Tinashe paces while she talks; her orange cat, Sundance, brushes against her legs. The album’s not quite done, she says. “I would’ve said 95 percent, but now I’m going back to 80 percent,” she says. “Rethinking some things in the 11th hour.” Pacing the room, Tinashe seems to be rethinking things right now. She’s feeling the pressure.

“It’s all self-inflicted,” she says. The people out there, in the next room, it’s not coming from them. “I feel like it’s the thing that keeps me driven, tunnel-vision focused. There are no distractions. Because I put so much pressure on myself.”

There are downsides to this approach. The first time I met Tinashe was in May 2015, and she was appearing on a panel for a COMPLEX event at YouTube’s New York studio space in Chelsea. Just before she arrived, we heard from her team that she wasn’t feeling well. Accurate. Not long after meeting a spectral version of Tinashe, terribly pale and wide-eyed, I watched her vomit into a trash can. She has no memory of our encounter.

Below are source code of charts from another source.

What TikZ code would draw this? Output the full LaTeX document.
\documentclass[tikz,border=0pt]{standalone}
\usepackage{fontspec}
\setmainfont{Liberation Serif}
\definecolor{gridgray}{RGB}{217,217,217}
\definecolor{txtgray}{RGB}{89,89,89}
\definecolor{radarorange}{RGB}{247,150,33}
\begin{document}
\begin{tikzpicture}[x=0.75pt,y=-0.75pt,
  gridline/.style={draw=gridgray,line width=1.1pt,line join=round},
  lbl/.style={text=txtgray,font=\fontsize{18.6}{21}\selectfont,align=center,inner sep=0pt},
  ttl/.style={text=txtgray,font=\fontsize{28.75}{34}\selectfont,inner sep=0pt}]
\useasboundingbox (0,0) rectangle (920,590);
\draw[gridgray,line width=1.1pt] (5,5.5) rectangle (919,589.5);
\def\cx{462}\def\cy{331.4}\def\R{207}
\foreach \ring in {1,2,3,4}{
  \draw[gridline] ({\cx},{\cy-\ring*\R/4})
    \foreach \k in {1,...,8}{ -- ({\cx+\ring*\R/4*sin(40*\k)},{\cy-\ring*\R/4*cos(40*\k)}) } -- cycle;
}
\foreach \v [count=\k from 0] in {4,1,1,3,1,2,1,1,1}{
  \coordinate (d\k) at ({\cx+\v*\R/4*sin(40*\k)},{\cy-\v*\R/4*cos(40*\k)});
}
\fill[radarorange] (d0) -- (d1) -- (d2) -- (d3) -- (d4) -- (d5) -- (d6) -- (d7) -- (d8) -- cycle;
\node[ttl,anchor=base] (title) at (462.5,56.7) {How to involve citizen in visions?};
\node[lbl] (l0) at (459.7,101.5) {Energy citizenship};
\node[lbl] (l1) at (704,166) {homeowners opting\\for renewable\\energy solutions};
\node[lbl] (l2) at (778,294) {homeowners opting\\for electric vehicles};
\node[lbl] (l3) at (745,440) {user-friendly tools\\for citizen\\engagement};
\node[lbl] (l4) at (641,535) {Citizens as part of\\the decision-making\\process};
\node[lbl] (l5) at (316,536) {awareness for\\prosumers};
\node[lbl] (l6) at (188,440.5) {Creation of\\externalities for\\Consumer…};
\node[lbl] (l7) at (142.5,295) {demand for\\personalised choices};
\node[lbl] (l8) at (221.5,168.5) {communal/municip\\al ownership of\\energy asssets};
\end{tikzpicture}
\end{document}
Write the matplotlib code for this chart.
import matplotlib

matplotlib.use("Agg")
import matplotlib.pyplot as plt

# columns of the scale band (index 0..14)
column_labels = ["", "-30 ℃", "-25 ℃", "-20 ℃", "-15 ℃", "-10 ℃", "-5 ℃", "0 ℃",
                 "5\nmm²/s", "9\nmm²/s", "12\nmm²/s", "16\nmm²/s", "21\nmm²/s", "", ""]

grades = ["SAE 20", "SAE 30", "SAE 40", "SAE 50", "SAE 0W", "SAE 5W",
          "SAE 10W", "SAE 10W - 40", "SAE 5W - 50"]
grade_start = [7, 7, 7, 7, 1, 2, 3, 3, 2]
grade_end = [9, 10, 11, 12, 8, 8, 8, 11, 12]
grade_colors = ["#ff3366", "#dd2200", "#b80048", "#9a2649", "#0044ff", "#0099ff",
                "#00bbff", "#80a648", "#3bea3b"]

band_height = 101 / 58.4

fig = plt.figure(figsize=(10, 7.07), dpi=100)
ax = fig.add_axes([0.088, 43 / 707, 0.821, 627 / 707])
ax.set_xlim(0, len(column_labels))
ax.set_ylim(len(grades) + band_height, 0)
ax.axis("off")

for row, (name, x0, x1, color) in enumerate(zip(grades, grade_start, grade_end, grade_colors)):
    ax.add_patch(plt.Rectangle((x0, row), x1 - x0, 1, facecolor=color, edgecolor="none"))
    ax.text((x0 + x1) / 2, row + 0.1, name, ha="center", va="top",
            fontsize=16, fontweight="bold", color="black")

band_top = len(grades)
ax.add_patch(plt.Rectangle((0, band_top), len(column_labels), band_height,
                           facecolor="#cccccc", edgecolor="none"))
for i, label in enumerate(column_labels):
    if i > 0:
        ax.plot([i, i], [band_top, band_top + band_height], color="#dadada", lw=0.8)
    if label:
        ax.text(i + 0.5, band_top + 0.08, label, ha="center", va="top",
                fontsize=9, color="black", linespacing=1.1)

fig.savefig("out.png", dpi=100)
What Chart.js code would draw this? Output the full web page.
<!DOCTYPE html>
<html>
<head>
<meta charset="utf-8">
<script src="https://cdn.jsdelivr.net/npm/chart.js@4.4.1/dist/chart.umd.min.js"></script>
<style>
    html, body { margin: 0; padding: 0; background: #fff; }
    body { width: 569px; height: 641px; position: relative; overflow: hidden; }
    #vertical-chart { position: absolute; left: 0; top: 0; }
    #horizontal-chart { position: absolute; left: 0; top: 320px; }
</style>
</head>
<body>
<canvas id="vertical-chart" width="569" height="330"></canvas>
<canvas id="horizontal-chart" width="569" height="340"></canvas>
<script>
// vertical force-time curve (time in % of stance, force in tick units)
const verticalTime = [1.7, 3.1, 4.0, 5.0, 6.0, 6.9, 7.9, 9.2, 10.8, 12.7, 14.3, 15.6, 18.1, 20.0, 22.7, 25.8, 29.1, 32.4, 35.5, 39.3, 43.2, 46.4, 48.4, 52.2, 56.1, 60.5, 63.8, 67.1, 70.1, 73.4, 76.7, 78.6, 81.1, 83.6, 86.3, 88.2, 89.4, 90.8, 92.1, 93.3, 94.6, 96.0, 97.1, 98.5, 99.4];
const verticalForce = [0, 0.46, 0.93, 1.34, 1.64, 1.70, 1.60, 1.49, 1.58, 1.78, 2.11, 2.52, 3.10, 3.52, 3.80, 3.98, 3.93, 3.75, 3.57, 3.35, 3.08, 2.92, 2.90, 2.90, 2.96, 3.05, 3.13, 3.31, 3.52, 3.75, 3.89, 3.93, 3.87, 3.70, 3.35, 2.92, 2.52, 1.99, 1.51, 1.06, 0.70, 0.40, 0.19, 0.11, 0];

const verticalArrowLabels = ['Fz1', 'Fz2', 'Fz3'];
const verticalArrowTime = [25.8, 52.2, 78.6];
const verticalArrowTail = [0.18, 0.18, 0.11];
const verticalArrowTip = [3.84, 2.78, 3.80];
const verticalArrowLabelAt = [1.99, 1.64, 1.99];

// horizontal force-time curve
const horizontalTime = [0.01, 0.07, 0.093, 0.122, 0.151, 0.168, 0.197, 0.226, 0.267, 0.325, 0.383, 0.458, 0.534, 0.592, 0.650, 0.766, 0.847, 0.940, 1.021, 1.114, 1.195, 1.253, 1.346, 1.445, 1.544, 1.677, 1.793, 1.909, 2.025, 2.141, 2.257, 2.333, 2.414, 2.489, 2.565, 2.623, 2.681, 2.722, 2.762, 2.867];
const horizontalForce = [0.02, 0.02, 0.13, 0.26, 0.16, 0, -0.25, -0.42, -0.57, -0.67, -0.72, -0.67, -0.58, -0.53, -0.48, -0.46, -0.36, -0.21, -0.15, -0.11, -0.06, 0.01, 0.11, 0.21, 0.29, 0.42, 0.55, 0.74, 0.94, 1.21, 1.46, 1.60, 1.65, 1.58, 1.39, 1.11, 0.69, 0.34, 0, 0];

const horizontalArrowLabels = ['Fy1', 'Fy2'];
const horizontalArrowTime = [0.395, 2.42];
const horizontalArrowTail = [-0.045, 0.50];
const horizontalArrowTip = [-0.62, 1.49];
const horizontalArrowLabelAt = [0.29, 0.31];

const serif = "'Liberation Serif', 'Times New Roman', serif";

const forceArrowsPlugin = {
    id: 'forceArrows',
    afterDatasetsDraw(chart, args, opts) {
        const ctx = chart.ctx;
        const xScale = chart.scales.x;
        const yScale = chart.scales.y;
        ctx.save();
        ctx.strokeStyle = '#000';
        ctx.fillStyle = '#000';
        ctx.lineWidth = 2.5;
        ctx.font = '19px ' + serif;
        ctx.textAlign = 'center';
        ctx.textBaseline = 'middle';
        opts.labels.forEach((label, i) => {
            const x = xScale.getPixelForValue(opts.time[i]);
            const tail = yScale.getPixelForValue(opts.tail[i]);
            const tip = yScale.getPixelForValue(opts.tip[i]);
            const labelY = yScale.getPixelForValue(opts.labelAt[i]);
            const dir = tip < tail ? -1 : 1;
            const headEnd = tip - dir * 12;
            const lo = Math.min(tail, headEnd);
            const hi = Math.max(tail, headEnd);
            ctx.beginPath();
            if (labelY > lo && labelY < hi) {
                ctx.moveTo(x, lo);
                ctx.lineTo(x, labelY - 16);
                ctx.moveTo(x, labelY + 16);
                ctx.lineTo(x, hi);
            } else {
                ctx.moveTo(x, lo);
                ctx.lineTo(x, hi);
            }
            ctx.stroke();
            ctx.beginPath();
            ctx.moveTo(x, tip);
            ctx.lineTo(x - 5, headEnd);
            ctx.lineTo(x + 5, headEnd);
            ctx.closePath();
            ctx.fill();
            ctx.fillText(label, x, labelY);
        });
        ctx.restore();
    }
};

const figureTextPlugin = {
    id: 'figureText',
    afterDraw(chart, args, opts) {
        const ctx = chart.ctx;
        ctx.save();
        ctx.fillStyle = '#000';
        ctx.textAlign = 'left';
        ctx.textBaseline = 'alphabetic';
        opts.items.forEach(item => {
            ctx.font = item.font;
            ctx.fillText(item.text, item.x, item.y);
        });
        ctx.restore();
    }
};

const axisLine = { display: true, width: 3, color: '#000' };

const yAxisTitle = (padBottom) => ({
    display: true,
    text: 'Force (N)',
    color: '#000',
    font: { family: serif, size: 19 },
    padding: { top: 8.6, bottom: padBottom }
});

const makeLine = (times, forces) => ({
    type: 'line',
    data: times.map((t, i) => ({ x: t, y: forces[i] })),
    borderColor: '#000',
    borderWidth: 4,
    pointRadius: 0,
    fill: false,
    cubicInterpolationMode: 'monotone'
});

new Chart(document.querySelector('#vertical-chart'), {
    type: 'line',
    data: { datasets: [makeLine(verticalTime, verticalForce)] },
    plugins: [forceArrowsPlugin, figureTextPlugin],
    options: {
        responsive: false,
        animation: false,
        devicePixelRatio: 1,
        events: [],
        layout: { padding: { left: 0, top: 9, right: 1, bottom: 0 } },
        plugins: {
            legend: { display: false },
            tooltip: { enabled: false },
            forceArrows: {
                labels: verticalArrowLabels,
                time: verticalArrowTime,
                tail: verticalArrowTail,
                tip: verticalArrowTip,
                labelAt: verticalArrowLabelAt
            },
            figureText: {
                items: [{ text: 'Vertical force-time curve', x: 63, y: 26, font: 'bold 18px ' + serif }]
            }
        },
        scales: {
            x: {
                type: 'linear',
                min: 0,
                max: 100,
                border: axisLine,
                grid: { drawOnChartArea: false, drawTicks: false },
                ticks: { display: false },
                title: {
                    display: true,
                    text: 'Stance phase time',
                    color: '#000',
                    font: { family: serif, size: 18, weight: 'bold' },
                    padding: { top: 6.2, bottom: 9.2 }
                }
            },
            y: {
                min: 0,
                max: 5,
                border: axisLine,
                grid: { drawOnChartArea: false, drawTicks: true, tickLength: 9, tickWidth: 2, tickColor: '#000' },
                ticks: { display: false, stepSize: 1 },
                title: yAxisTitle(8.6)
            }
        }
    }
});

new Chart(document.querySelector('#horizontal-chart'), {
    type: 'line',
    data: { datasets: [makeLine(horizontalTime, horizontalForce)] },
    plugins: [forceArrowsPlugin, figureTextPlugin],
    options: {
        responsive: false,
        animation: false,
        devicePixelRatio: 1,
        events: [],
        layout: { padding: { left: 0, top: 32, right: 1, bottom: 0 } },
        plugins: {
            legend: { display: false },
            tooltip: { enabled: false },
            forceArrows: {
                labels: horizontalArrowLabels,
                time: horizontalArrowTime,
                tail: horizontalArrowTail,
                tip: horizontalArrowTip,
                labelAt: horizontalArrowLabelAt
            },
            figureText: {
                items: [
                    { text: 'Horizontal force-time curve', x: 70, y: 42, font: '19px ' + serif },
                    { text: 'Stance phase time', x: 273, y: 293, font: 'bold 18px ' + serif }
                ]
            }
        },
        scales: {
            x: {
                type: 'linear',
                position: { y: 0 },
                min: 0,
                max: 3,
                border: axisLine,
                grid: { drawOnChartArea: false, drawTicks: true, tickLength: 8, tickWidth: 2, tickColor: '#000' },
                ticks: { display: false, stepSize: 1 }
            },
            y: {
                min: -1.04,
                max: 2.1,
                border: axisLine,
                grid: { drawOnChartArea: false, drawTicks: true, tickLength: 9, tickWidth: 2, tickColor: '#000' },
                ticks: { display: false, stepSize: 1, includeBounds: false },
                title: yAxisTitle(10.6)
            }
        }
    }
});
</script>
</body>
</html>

“I was next to dead,” she says. “Twice a year, I just get violently sick for like two days. You get to the point where you’ve been going so much, nonstop, and it hits you all at once. That’s where I was when you saw me. But you want to keep going; you’re supposed to keep going. It’s not like I have a day off to recover. You try to push through but sometimes you reach a point where there’s no pushing through.”

And yet she does. She made her appearance that day and seems to treat those biannual sick days as part of the job. There’s always another item on the checklist. Right now that next item is Joyride. She’s in her own head about the album, but if she’s going to figure it out, it’ll happen here, in her room. “It’s a place for my solitude,” she says. “I’m very comfortable here. I can be pure inspiration here, and not be affected by any other factor, whether that’s a producer or anyone else’s opinion. It also makes me feel like I’m the same person I was before I had any level of success, which was when I was the most inspired creatively.”

Her hair is pulled back in a loose ponytail. She’s wearing glasses, no makeup. Comfortable. Her room is connected to the kitchen, and so if her parents are up making breakfast on the weekend, she must smell it.

“I have no Plan B,” she says. “I’ve set this up so that my entire life is based on this, and if this fails I have nothing else. No career options. No life options. I’ve sacrificed so much for this; failure is so beyond an option. There can only be setbacks. It’ll eventually work because it can’t not work.” She laughs. “And it’s never a fully hopeless situation, because I’ll always have some support.”

She flicks on the small party-light projector next to her bed. Hundreds of green pinpoints of light move across the room. “It’s called ‘swirling nebulas,’” she says. “I got it at Guitar Center, in the DJ section.”

Thulani and Kudzai come in to say goodnight before leaving to visit friends. In the living room, her parents turn on a radio show, recorded earlier in the week. Their daughter is the guest. Michael and Aimie sip glasses of red wine and listen. Tinashe lingers in the hallway for a moment and then disappears, closing her bedroom door to the sound of her own voice.